Shaking Table Tests of a Three‐Story Re‐Centering Steel Braced Frame with Sliding Slab Connected to Energy Dissipation Devices
Chung‐Che Chou, Chih-Feng Wu, Li‐Yu Huang, Alvaro Córdova, Huang‐Zuo Lin, Shu‐Hsien Chao, Γεώργιος Τσάμπρας, Chia‐Ming Uang, Shih‐Ho Chao, Hsin‐Yang Chung
Abstract
ABSTRACT Reducing residual deformation or earthquake loads on the frame structure can enhance its seismic performance during ground motions. This study explores a novel system that uses a self‐centering brace (SCB) to provide the re‐centering capability of the frame and a sliding slab to reduce the system's acceleration.

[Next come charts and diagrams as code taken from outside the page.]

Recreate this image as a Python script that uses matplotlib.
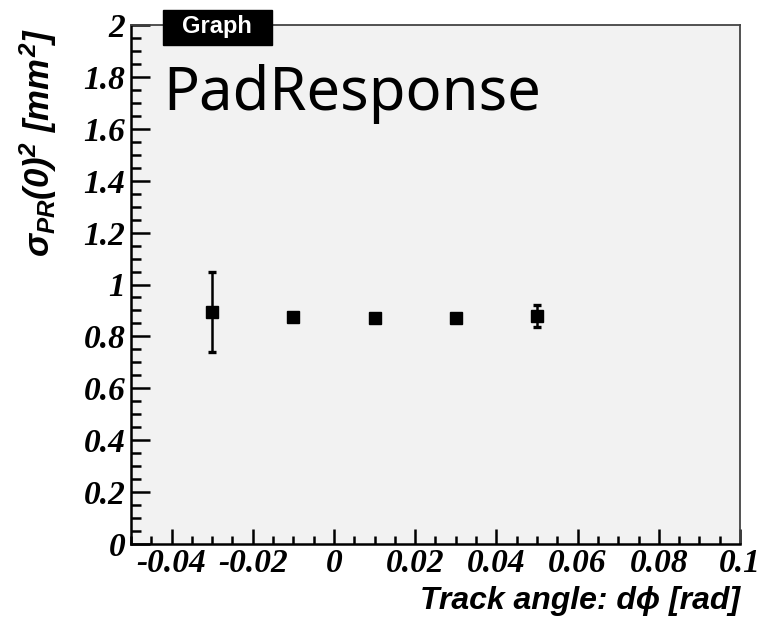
import matplotlib
matplotlib.use("Agg")
import matplotlib.pyplot as plt
from matplotlib.ticker import MultipleLocator, FuncFormatter
from matplotlib.patches import Rectangle
from matplotlib.font_manager import FontProperties

# Pad response width squared vs. track angle
track_angle = [-0.03, -0.01, 0.01, 0.03, 0.05]
sigma_pr2 = [0.893, 0.876, 0.871, 0.871, 0.880]
sigma_err = [0.154, 0.008, 0.008, 0.008, 0.042]

x_ticks = [-0.04, -0.02, 0, 0.02, 0.04, 0.06, 0.08, 0.1]
y_ticks = [0, 0.2, 0.4, 0.6, 0.8, 1, 1.2, 1.4, 1.6, 1.8, 2]

W, H = 765, 617
fig = plt.figure(figsize=(W / 100, H / 100), dpi=100, facecolor="white")
ax = fig.add_axes([131 / W, (H - 544) / H, (740 - 131) / W, (544 - 25) / H])
ax.set_facecolor("#f2f2f2")

ax.errorbar(track_angle, sigma_pr2, yerr=sigma_err, fmt="s", color="black",
            markersize=8, elinewidth=1.8, capsize=3, capthick=2.4, zorder=3)

ax.set_xlim(-0.05, 0.1)
ax.set_ylim(0, 2)
ax.set_xticks(x_ticks)
ax.set_yticks(y_ticks)
ax.xaxis.set_minor_locator(MultipleLocator(0.005))
ax.yaxis.set_minor_locator(MultipleLocator(0.05))


def fmt(v, _pos):
    s = f"{v:.2f}".rstrip("0").rstrip(".")
    if s in ("-0", ""):
        s = "0"
    return s


ax.xaxis.set_major_formatter(FuncFormatter(fmt))
ax.yaxis.set_major_formatter(FuncFormatter(fmt))

tick_fp = FontProperties(family="Liberation Serif", weight="bold",
                         style="italic", size=24)
for lab in ax.get_xticklabels() + ax.get_yticklabels():
    lab.set_fontproperties(tick_fp)

ax.tick_params(axis="x", which="major", direction="in", length=11, width=1.8,
               top=False, pad=3)
ax.tick_params(axis="x", which="minor", direction="in", length=6, width=1.8,
               top=False)
ax.tick_params(axis="y", which="major", direction="in", length=14, width=1.8,
               right=False, pad=4)
ax.tick_params(axis="y", which="minor", direction="in", length=7, width=1.8,
               right=False)

for side in ("left", "bottom"):
    ax.spines[side].set_linewidth(1.8)
    ax.spines[side].set_color("black")
for side in ("top", "right"):
    ax.spines[side].set_linewidth(1.3)
    ax.spines[side].set_color("#444444")

# Axis titles
fig.text(740 / W, (H - 609) / H, "Track angle: d\u03d5 [rad]",
         ha="right", va="baseline",
         family=["Liberation Sans", "DejaVu Sans"], weight="bold",
         style="italic", size=23)

plt.rcParams["mathtext.fontset"] = "custom"
plt.rcParams["mathtext.rm"] = "Liberation Sans:bold:italic"
plt.rcParams["mathtext.it"] = "Liberation Sans:bold:italic"
plt.rcParams["mathtext.bf"] = "Liberation Sans:bold:italic"
fig.text(38 / W, (H - 28) / H, r"$\sigma_{PR}(0)^{2}\ [mm^{2}]$",
         rotation=90, ha="center", va="top", size=25)

# Title box
fig.patches.append(Rectangle((163 / W, (H - 45) / H), (272 - 163) / W, (45 - 10) / H,
                             transform=fig.transFigure, facecolor="black",
                             edgecolor="black", zorder=5))
fig.text(217 / W, (H - 27) / H, "Graph", ha="center", va="center",
         color="white", family="Liberation Sans", weight="bold", size=17,
         zorder=6)

fig.text(163 / W, (H - 110) / H, "PadResponse", ha="left", va="baseline",
         family="Noto Sans", size=43, color="black")

fig.savefig("out.png", dpi=100, facecolor="white")
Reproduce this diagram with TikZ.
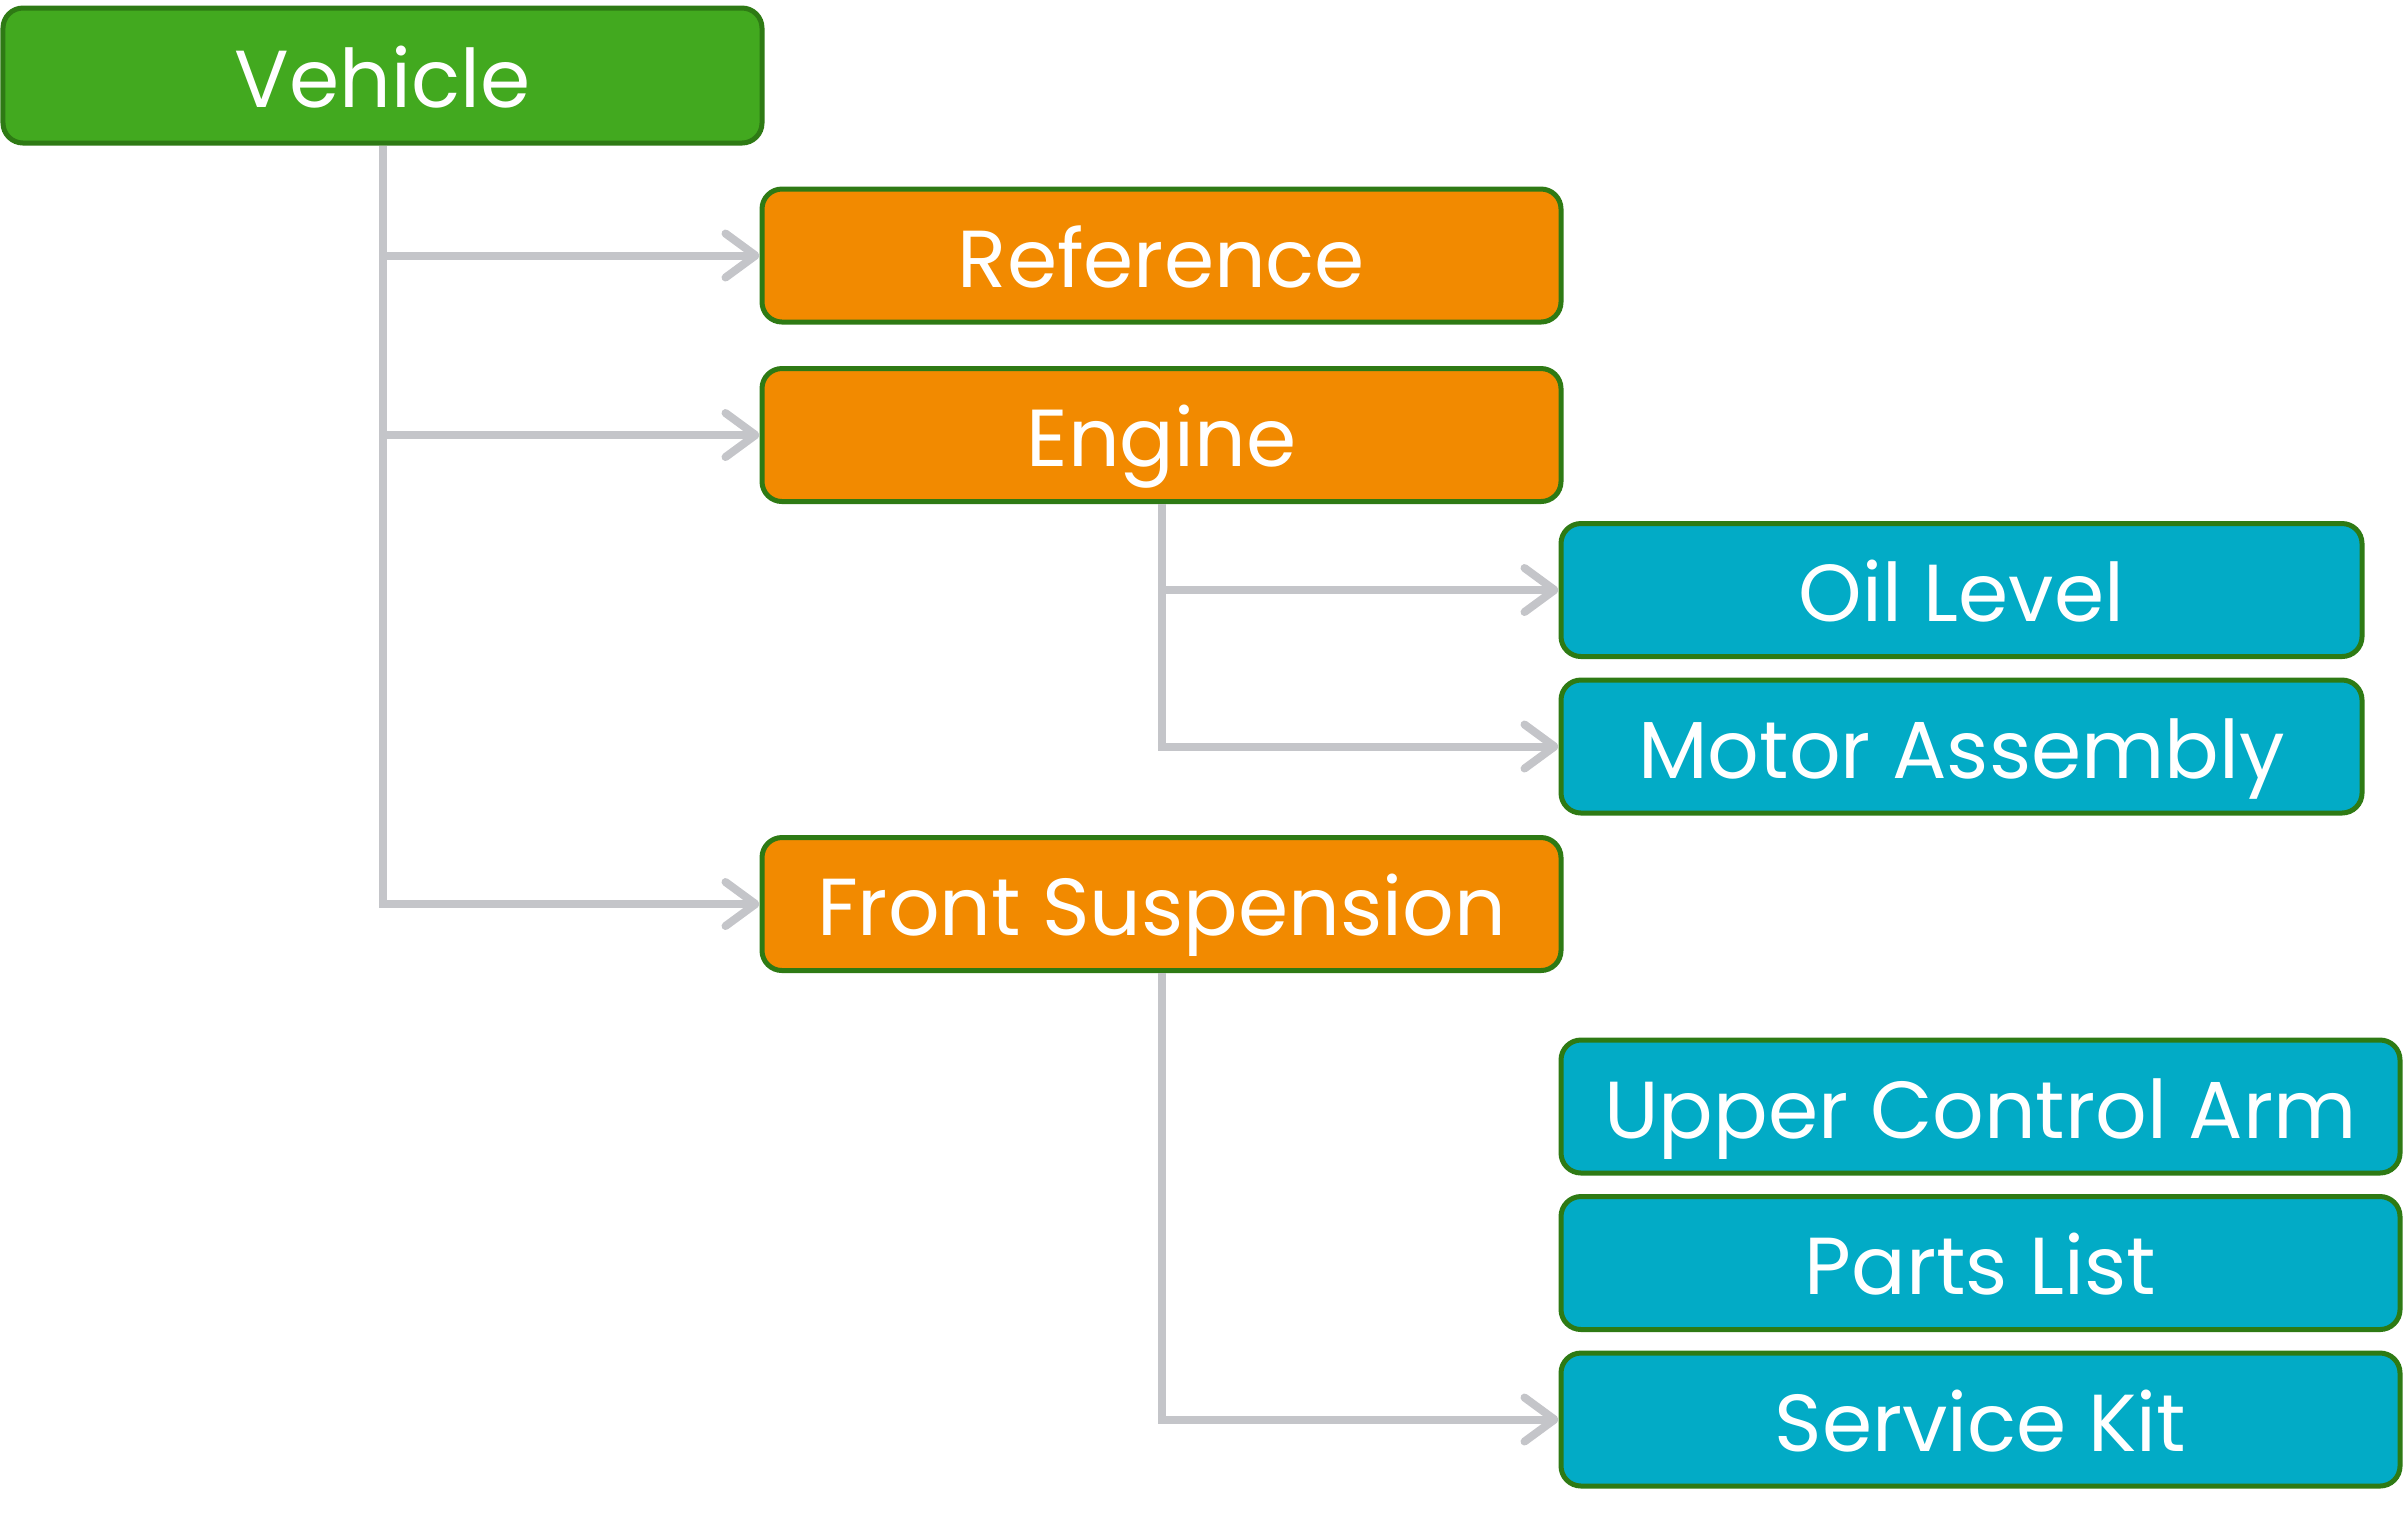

The floors are allowed to slide with respect to the re‐centering steel frame by adding low‐friction Teflon sheets, while various horizontal energy dissipating devices are used to enhance the seismic response of the frame. A self‐centering disc‐spring device is added to re‐center the slab after sliding in Phase 1. In addition to the spring device, a friction device in Phase 2 or a steel‐only sandwiched buckling‐restrained brace in Phase 3 is incorporated. The floor is “rigidly” connected to the frame in Phase 4, simulating a typical frame construction. Four phases, comprising 32 shaking table tests, were conducted on the specimen. A near‐fault motion record from the 2022 Guanshan and Chihshang earthquake was used. Phase 1 tests demonstrated that the SCB and horizontal disc‐spring device could fully re‐center both the frame and sliding slab at the maximum‐considered earthquake (MCE) level. In Phases 2 and 3, the addition of horizontal energy dissipating devices to the frame reduced slab movement but resulted in higher floor acceleration compared to Phase 1 tests. Compared to Phase 4, the effect of the sliding slab caused a roof drift reduction of 23% and 18%, and a base shear reduction of 15% and 5%, in Phases 2 and 3, respectively. Summary A new steel system is evaluated by using self‐centering brace to provide the re‐centering capability of the frame and a sliding slab to reduce the system's acceleration. Evaluate the seismic performance by conducting 32 shaking table tests on the full‐scale, three‐story steel frame in four different phases. The sliding slab, equipped with SCSDs in parallel with horizontal energy dissipation devices (i.e., FD or H‐SBRB), reduced the seismic force on the frame compared to typical steel frames. The residual displacement of the frame specimen with the self‐centering brace is very small at an earthquake intensity close to two times the MCE level.